___ Supplied information

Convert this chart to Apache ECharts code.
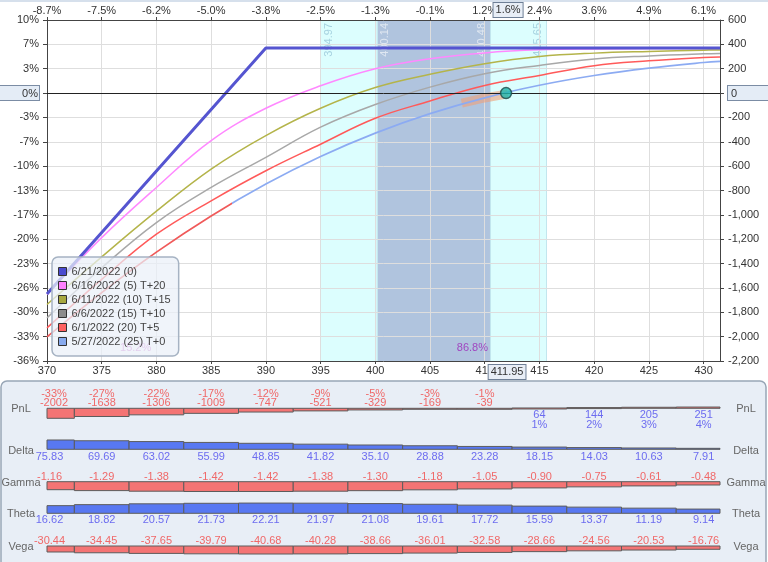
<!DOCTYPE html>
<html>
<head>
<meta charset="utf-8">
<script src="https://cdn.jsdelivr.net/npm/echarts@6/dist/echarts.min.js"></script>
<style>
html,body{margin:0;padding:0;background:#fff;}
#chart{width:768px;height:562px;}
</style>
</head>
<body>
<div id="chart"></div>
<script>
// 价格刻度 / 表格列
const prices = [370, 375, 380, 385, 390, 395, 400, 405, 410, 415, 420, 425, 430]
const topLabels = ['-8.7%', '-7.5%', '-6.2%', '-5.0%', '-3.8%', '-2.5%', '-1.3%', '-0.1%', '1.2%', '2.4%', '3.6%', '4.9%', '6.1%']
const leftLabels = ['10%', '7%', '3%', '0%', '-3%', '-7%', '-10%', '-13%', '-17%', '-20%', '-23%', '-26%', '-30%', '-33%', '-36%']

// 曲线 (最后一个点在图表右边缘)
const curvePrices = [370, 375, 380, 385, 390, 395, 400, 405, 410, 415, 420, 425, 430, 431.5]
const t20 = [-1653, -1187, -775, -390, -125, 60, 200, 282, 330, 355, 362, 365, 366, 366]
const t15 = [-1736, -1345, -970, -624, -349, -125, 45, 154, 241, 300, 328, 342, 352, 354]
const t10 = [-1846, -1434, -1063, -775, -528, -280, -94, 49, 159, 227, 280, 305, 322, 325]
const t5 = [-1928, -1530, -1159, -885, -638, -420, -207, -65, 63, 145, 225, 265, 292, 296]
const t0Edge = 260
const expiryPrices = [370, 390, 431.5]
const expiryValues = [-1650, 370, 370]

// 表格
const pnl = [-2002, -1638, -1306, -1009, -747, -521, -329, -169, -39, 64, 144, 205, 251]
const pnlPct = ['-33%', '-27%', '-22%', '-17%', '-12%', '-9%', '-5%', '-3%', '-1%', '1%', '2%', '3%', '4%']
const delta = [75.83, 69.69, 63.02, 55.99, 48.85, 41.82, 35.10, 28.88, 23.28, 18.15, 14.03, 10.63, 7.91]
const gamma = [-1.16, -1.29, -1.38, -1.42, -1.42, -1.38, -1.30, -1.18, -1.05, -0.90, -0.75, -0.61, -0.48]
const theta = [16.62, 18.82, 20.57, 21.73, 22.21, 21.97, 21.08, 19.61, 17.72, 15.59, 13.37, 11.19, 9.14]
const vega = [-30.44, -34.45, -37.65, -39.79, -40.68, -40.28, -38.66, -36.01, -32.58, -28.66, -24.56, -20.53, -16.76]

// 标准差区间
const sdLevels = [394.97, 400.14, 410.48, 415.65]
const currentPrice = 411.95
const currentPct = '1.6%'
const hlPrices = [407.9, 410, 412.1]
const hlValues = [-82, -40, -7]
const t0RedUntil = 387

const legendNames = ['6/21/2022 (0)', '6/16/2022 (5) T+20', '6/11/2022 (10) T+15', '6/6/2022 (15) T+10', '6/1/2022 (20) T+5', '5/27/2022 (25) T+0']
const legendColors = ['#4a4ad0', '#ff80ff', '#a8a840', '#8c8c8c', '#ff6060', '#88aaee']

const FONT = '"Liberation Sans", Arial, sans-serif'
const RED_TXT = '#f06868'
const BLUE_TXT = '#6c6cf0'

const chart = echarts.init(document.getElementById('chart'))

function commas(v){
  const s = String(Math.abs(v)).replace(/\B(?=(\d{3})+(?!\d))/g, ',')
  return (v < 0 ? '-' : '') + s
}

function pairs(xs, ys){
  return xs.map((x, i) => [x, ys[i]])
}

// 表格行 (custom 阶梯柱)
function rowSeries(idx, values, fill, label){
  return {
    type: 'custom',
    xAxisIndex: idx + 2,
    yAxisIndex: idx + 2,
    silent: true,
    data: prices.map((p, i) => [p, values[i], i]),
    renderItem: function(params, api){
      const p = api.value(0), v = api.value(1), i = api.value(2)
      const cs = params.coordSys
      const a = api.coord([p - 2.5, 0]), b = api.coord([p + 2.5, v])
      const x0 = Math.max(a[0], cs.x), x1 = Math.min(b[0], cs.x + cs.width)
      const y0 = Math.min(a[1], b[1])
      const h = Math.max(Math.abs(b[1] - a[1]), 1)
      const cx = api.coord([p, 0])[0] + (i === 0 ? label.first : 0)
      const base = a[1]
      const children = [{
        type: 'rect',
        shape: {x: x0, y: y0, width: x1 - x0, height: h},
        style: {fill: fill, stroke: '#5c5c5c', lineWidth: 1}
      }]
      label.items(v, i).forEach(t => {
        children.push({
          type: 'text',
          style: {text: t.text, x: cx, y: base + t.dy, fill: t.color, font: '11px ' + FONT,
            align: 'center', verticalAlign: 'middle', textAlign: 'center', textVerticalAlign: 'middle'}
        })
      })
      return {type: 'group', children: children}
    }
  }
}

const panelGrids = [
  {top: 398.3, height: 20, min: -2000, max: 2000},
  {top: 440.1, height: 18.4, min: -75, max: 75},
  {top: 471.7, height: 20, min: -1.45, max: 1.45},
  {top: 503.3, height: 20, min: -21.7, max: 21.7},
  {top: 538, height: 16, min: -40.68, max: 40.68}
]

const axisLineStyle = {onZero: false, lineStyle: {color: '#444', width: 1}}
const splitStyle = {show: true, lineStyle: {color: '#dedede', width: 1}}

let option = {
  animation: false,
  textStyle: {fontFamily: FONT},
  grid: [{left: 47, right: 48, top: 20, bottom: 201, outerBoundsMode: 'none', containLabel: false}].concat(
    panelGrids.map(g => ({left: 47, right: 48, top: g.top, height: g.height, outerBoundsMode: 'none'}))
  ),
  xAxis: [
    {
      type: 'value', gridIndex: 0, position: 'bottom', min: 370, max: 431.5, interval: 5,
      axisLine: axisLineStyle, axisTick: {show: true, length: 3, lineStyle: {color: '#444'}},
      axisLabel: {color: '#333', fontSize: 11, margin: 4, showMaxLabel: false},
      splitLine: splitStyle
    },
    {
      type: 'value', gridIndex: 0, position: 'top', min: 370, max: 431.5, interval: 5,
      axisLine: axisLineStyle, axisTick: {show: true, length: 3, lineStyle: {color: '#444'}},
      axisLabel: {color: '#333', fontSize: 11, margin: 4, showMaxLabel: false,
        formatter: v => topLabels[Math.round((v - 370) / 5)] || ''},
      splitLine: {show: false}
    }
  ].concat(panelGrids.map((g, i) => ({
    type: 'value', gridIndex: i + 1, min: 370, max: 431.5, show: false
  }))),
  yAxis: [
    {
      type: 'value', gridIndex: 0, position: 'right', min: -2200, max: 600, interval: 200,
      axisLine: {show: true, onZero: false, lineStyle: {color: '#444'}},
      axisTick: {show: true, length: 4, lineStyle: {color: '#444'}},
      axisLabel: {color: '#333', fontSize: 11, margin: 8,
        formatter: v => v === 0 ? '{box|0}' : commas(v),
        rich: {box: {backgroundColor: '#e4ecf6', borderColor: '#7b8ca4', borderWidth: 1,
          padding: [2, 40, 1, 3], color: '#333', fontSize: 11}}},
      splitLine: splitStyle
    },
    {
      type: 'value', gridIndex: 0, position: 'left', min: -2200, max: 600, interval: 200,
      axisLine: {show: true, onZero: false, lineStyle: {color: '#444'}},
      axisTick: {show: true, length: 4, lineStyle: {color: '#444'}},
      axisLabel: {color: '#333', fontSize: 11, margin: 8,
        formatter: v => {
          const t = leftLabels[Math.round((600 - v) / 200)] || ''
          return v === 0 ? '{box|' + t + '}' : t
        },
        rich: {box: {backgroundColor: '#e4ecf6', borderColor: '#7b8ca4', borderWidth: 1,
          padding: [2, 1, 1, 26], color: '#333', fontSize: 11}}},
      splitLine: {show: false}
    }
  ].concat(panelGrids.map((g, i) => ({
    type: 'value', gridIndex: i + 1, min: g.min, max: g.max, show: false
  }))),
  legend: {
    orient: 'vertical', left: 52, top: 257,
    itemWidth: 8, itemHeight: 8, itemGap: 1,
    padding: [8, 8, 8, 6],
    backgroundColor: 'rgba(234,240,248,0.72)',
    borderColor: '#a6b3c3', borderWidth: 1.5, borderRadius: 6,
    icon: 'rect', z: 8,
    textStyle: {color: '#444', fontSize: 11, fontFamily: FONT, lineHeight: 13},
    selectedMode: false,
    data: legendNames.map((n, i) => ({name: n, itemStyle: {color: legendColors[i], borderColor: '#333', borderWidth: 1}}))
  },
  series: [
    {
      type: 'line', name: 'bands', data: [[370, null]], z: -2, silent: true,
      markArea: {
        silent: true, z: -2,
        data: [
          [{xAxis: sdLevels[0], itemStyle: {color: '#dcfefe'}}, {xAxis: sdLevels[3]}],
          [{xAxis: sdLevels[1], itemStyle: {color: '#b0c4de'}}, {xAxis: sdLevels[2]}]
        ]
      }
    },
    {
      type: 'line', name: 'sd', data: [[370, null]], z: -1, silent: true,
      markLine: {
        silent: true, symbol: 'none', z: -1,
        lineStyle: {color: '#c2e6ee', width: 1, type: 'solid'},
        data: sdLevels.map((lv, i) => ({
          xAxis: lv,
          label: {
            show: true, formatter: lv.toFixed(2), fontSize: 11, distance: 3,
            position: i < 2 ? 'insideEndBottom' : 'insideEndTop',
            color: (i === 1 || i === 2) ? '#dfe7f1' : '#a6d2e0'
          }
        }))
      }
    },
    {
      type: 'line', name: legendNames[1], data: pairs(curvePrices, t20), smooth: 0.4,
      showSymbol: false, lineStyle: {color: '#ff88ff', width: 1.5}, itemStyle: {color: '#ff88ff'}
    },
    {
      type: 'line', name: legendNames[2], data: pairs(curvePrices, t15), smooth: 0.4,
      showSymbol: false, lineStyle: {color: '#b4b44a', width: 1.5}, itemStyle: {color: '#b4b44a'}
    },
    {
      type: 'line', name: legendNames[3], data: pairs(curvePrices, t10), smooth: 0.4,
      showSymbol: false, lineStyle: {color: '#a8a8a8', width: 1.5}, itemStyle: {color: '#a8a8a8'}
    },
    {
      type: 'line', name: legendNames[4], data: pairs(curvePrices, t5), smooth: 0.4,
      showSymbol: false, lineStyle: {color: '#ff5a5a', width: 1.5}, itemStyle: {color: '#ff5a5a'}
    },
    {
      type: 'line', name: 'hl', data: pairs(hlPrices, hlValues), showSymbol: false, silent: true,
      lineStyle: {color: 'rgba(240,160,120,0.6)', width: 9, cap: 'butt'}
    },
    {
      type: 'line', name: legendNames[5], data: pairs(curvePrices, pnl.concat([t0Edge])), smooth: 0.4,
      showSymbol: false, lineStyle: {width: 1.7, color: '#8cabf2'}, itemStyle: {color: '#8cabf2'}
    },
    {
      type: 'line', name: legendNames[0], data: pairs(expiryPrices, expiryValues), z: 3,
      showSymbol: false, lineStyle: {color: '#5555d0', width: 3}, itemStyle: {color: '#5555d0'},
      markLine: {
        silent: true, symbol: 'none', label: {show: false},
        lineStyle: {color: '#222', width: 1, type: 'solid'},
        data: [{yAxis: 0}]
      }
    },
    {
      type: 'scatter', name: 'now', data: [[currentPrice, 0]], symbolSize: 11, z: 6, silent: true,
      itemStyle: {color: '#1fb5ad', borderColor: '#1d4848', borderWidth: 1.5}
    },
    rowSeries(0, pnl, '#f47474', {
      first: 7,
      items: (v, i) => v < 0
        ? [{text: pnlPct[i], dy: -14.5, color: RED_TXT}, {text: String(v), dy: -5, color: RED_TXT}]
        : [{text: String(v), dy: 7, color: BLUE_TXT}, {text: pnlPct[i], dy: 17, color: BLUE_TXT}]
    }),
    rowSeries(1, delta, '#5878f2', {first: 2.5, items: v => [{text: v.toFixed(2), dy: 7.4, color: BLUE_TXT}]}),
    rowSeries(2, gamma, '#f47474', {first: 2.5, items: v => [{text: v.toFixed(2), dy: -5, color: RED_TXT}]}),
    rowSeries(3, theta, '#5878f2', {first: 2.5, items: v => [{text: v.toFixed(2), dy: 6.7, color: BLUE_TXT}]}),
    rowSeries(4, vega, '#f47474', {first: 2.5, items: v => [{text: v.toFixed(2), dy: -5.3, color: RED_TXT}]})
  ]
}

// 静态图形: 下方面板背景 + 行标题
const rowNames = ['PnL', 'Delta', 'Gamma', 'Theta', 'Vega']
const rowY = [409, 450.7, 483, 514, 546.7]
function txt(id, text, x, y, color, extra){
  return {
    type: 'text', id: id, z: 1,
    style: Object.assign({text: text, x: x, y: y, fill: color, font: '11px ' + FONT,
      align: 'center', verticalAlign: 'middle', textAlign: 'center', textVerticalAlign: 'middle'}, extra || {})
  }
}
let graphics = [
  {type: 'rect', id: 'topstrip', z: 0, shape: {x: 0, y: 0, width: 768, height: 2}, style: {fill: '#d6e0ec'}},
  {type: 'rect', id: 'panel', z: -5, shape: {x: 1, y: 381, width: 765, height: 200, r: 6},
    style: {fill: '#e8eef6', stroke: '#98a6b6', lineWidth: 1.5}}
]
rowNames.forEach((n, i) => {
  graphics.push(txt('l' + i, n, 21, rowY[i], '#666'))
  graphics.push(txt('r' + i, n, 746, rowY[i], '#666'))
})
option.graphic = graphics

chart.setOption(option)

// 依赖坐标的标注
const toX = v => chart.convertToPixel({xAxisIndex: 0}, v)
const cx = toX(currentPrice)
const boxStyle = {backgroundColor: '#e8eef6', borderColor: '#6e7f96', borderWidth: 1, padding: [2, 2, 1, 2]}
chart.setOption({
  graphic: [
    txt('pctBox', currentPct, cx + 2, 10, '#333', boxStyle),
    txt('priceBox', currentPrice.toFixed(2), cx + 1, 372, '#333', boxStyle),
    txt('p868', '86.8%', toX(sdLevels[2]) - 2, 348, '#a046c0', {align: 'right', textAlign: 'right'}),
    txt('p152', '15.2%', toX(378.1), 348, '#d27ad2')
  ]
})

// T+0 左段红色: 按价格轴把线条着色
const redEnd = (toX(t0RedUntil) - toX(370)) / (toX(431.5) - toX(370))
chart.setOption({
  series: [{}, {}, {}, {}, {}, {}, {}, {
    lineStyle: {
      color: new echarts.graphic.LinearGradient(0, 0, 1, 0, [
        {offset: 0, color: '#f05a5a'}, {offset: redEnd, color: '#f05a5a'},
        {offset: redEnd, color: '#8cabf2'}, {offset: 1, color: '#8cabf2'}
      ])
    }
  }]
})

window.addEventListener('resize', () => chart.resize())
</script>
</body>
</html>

______
___ Supplied information

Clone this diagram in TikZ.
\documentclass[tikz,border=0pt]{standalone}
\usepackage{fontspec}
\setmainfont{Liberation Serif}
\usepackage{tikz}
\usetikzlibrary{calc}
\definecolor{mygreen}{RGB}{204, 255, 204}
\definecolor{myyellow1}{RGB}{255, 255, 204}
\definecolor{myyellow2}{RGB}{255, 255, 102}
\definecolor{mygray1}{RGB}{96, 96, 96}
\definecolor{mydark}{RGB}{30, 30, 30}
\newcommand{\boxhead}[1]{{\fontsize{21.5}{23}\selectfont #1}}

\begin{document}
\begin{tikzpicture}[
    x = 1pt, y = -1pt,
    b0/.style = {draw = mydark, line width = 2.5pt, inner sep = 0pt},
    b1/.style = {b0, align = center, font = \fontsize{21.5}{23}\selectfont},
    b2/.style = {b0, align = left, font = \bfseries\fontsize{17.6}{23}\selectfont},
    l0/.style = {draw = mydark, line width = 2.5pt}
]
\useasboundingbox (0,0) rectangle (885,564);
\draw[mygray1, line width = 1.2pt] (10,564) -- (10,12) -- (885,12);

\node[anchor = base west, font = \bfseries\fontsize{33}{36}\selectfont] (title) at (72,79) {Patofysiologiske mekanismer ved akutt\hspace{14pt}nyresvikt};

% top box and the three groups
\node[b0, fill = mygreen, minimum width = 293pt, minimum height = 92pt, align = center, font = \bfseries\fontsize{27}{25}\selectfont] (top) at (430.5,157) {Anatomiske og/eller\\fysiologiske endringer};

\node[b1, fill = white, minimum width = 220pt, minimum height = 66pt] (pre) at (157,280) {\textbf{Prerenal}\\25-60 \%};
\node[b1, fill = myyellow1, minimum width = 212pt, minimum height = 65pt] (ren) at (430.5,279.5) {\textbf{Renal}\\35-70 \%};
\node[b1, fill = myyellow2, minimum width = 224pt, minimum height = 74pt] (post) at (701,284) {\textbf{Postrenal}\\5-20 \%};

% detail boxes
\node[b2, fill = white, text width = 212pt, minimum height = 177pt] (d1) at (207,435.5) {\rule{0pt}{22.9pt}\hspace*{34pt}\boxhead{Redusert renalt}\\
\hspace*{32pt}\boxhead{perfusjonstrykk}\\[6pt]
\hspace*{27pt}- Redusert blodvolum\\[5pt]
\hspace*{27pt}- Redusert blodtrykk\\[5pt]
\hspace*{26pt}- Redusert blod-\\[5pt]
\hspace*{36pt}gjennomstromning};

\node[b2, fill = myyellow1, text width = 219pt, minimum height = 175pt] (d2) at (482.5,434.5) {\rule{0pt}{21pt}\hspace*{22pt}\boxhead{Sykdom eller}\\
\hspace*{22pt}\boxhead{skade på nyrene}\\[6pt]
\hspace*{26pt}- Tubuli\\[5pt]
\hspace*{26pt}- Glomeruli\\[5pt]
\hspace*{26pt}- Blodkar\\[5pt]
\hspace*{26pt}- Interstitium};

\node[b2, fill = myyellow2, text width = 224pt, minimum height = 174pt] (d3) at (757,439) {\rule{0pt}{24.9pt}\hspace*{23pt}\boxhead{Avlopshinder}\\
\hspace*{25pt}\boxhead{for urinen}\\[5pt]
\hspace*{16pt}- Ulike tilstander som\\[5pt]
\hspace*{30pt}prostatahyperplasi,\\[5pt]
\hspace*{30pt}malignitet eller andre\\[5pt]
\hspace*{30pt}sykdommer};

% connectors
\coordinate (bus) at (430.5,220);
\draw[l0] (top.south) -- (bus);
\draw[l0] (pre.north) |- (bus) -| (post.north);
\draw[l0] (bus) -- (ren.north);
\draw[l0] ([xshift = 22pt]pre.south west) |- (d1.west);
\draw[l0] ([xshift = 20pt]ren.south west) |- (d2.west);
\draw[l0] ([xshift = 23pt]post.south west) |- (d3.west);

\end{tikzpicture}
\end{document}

______

Instructions for the task ->
Go through the data and count each line that has the word "this", then give the total alone.

Finished task ->
2